(Figure scripts)
━━━━━━━━━━━━━━━━━━━━━━━━━━━━━━

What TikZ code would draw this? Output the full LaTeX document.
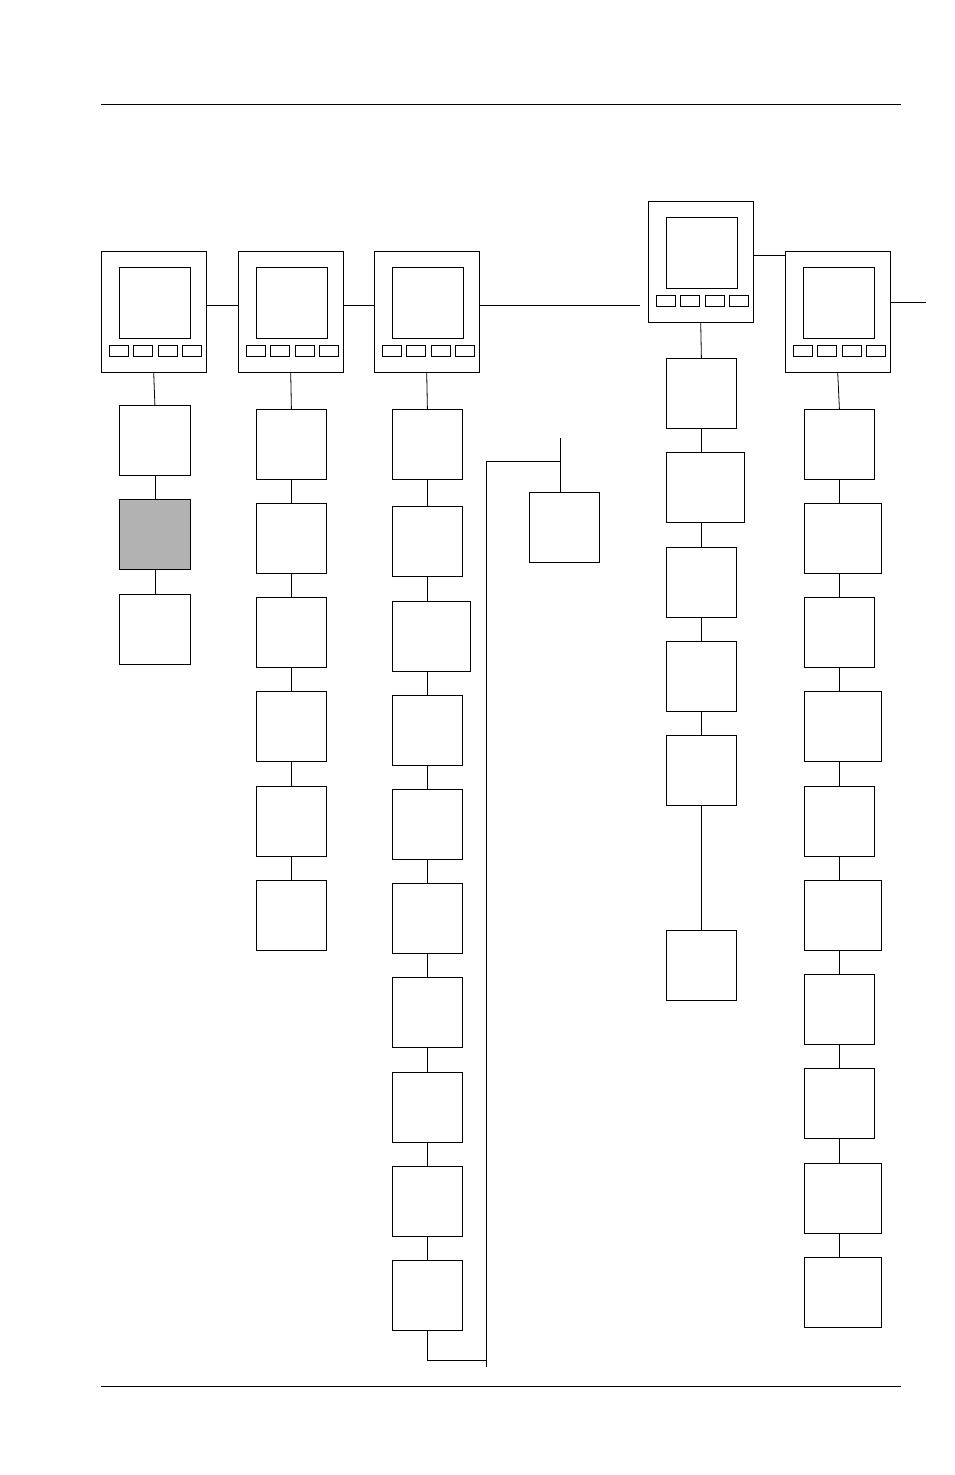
\documentclass[tikz,border=0pt]{standalone}
\usetikzlibrary{positioning}
\tikzset{
  menubox/.style={draw, thick, anchor=north west, inner sep=0pt, minimum height=70pt},
  unit/.style={draw, anchor=north west, inner sep=0pt, minimum width=105pt, minimum height=121pt},
  screen/.style={draw, anchor=north west, inner sep=0pt, minimum width=71pt, minimum height=71pt},
  key/.style={draw, anchor=north west, inner sep=0pt, minimum width=19pt, minimum height=11pt},
  link/.style={line width=0.8pt}
}
\begin{document}
\begin{tikzpicture}[x=1pt, y=-1pt]
  \useasboundingbox (0,0) rectangle (954,1475);
  % --- rules ---
  \draw[link] (101,104) -- (901,104);
  \draw[link] (101,1386) -- (901,1386);

  % --- units ---
  \foreach \n/\ux/\uy in {1/101/251, 2/238/251, 3/374/251, 4/648/201, 5/785/251} {
    \node[unit] (d\n) at (\ux,\uy) {};
    \node[screen] (s\n) at (\ux+18,\uy+16) {};
    \foreach \k/\kx in {1/8, 2/32, 3/57, 4/81}
      \node[key] (k\n\k) at (\ux+\kx,\uy+94) {};
  }
  \coordinate (e3) at (640,305);
  \coordinate (e5) at (926,302);
  \draw[link] (206,305) -- (238,305);
  \draw[link] (343,305) -- (374,305);
  \draw[link] (479,305) -- (e3);
  \draw[link] (753,255) -- (785,255);
  \draw[link] (890,302) -- (e5);

  % --- column 1 ---
  \node[menubox, minimum width=71pt] (a1) at (119,405) {};
  \node[menubox, minimum width=71pt, fill=gray!60] (a2) at (119,499) {};
  \node[menubox, minimum width=71pt] (a3) at (119,594) {};
  \draw[link] (d1.south) -- (a1.north);
  \draw[link] (a1) -- (a2);
  \draw[link] (a2) -- (a3);

  % --- column 2 ---
  \foreach \i/\y in {1/409, 2/503, 3/597, 4/691, 5/786, 6/880}
    \node[menubox, minimum width=70pt] (b\i) at (256,\y) {};
  \draw[link] (d2.south) -- (b1.north);
  \foreach \i [evaluate=\i as \j using int(\i+1)] in {1,...,5}
    \draw[link] (b\i) -- (b\j);

  % --- column 3 ---
  \foreach \i/\y/\w in {1/409/70, 2/506/70, 3/601/78, 4/695/70, 5/789/70, 6/883/70, 7/977/70, 8/1072/70, 9/1166/70, 10/1260/70}
    \node[menubox, minimum width=\w pt] (c\i) at (392,\y) {};
  \draw[link] (d3.south) -- (c1.north);
  \foreach \i [evaluate=\i as \j using int(\i+1)] in {1,...,9}
    \draw[link] (c\i.south -| c1.south) -- (c\j.north -| c1.south);
  \coordinate (r1) at (486,461);
  \coordinate (r2) at (486,1367);
  \coordinate (r3) at (560,438);
  \node[menubox, minimum width=70pt] (x1) at (529,492) {};
  \draw[link] (r1) -- (r2);
  \draw[link] (c10.south) |- (486,1360);
  \draw[link] (r1) -- (r1 -| r3);
  \draw[link] (r3) -- (x1.north -| r3);

  % --- column 4 ---
  \foreach \i/\y/\w in {1/358/70, 2/452/78, 3/547/70, 4/641/70, 5/735/70, 6/930/70}
    \node[menubox, minimum width=\w pt] (f\i) at (666,\y) {};
  \draw[link] (d4.south) -- (f1.north);
  \foreach \i [evaluate=\i as \j using int(\i+1)] in {1,...,5}
    \draw[link] (f\i.south -| f1.south) -- (f\j.north -| f1.south);

  % --- column 5 ---
  \foreach \i/\y/\w in {1/409/70, 2/503/77, 3/597/70, 4/691/77, 5/786/70, 6/880/77, 7/974/70, 8/1068/70, 9/1163/77, 10/1257/77}
    \node[menubox, minimum width=\w pt] (g\i) at (804,\y) {};
  \draw[link] (d5.south) -- (g1.north);
  \foreach \i [evaluate=\i as \j using int(\i+1)] in {1,...,9}
    \draw[link] (g\i.south -| g1.south) -- (g\j.north -| g1.south);
\end{tikzpicture}
\end{document}
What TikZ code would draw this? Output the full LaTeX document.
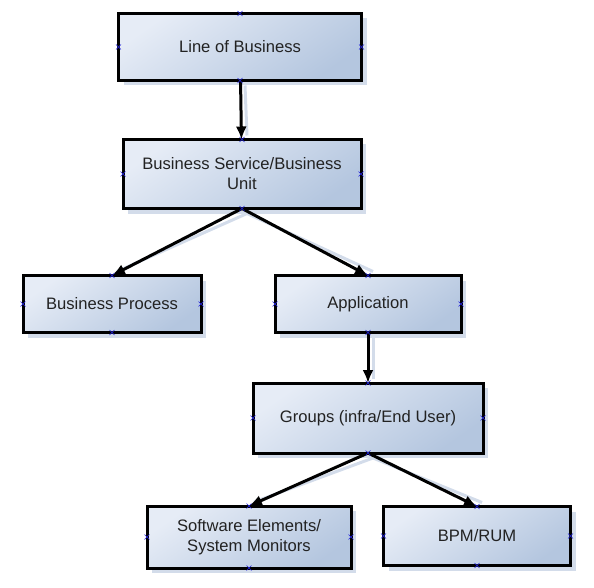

━━━━━━━━━━━━━━━━━━━━━━━━━━━━━━

■ WHAT THE TASK REQUIRES ■
Transcribe all the data word for word; the images stay out.

■ RESULT ■
What TikZ code would draw this? Output the full LaTeX document.
\documentclass[tikz,border=0pt]{standalone}
\usetikzlibrary{positioning}
\tikzset{
  menubox/.style={draw, thick, anchor=north west, inner sep=0pt, minimum height=70pt},
  unit/.style={draw, anchor=north west, inner sep=0pt, minimum width=105pt, minimum height=121pt},
  screen/.style={draw, anchor=north west, inner sep=0pt, minimum width=71pt, minimum height=71pt},
  key/.style={draw, anchor=north west, inner sep=0pt, minimum width=19pt, minimum height=11pt},
  link/.style={line width=0.8pt}
}
\begin{document}
\begin{tikzpicture}[x=1pt, y=-1pt]
  \useasboundingbox (0,0) rectangle (954,1475);
  % --- rules ---
  \draw[link] (101,104) -- (901,104);
  \draw[link] (101,1386) -- (901,1386);

  % --- units ---
  \foreach \n/\ux/\uy in {1/101/251, 2/238/251, 3/374/251, 4/648/201, 5/785/251} {
    \node[unit] (d\n) at (\ux,\uy) {};
    \node[screen] (s\n) at (\ux+18,\uy+16) {};
    \foreach \k/\kx in {1/8, 2/32, 3/57, 4/81}
      \node[key] (k\n\k) at (\ux+\kx,\uy+94) {};
  }
  \coordinate (e3) at (640,305);
  \coordinate (e5) at (926,302);
  \draw[link] (206,305) -- (238,305);
  \draw[link] (343,305) -- (374,305);
  \draw[link] (479,305) -- (e3);
  \draw[link] (753,255) -- (785,255);
  \draw[link] (890,302) -- (e5);

  % --- column 1 ---
  \node[menubox, minimum width=71pt] (a1) at (119,405) {};
  \node[menubox, minimum width=71pt, fill=gray!60] (a2) at (119,499) {};
  \node[menubox, minimum width=71pt] (a3) at (119,594) {};
  \draw[link] (d1.south) -- (a1.north);
  \draw[link] (a1) -- (a2);
  \draw[link] (a2) -- (a3);

  % --- column 2 ---
  \foreach \i/\y in {1/409, 2/503, 3/597, 4/691, 5/786, 6/880}
    \node[menubox, minimum width=70pt] (b\i) at (256,\y) {};
  \draw[link] (d2.south) -- (b1.north);
  \foreach \i [evaluate=\i as \j using int(\i+1)] in {1,...,5}
    \draw[link] (b\i) -- (b\j);

  % --- column 3 ---
  \foreach \i/\y/\w in {1/409/70, 2/506/70, 3/601/78, 4/695/70, 5/789/70, 6/883/70, 7/977/70, 8/1072/70, 9/1166/70, 10/1260/70}
    \node[menubox, minimum width=\w pt] (c\i) at (392,\y) {};
  \draw[link] (d3.south) -- (c1.north);
  \foreach \i [evaluate=\i as \j using int(\i+1)] in {1,...,9}
    \draw[link] (c\i.south -| c1.south) -- (c\j.north -| c1.south);
  \coordinate (r1) at (486,461);
  \coordinate (r2) at (486,1367);
  \coordinate (r3) at (560,438);
  \node[menubox, minimum width=70pt] (x1) at (529,492) {};
  \draw[link] (r1) -- (r2);
  \draw[link] (c10.south) |- (486,1360);
  \draw[link] (r1) -- (r1 -| r3);
  \draw[link] (r3) -- (x1.north -| r3);

  % --- column 4 ---
  \foreach \i/\y/\w in {1/358/70, 2/452/78, 3/547/70, 4/641/70, 5/735/70, 6/930/70}
    \node[menubox, minimum width=\w pt] (f\i) at (666,\y) {};
  \draw[link] (d4.south) -- (f1.north);
  \foreach \i [evaluate=\i as \j using int(\i+1)] in {1,...,5}
    \draw[link] (f\i.south -| f1.south) -- (f\j.north -| f1.south);

  % --- column 5 ---
  \foreach \i/\y/\w in {1/409/70, 2/503/77, 3/597/70, 4/691/77, 5/786/70, 6/880/77, 7/974/70, 8/1068/70, 9/1163/77, 10/1257/77}
    \node[menubox, minimum width=\w pt] (g\i) at (804,\y) {};
  \draw[link] (d5.south) -- (g1.north);
  \foreach \i [evaluate=\i as \j using int(\i+1)] in {1,...,9}
    \draw[link] (g\i.south -| g1.south) -- (g\j.north -| g1.south);
\end{tikzpicture}
\end{document}
What TikZ code would draw this? Output the full LaTeX document.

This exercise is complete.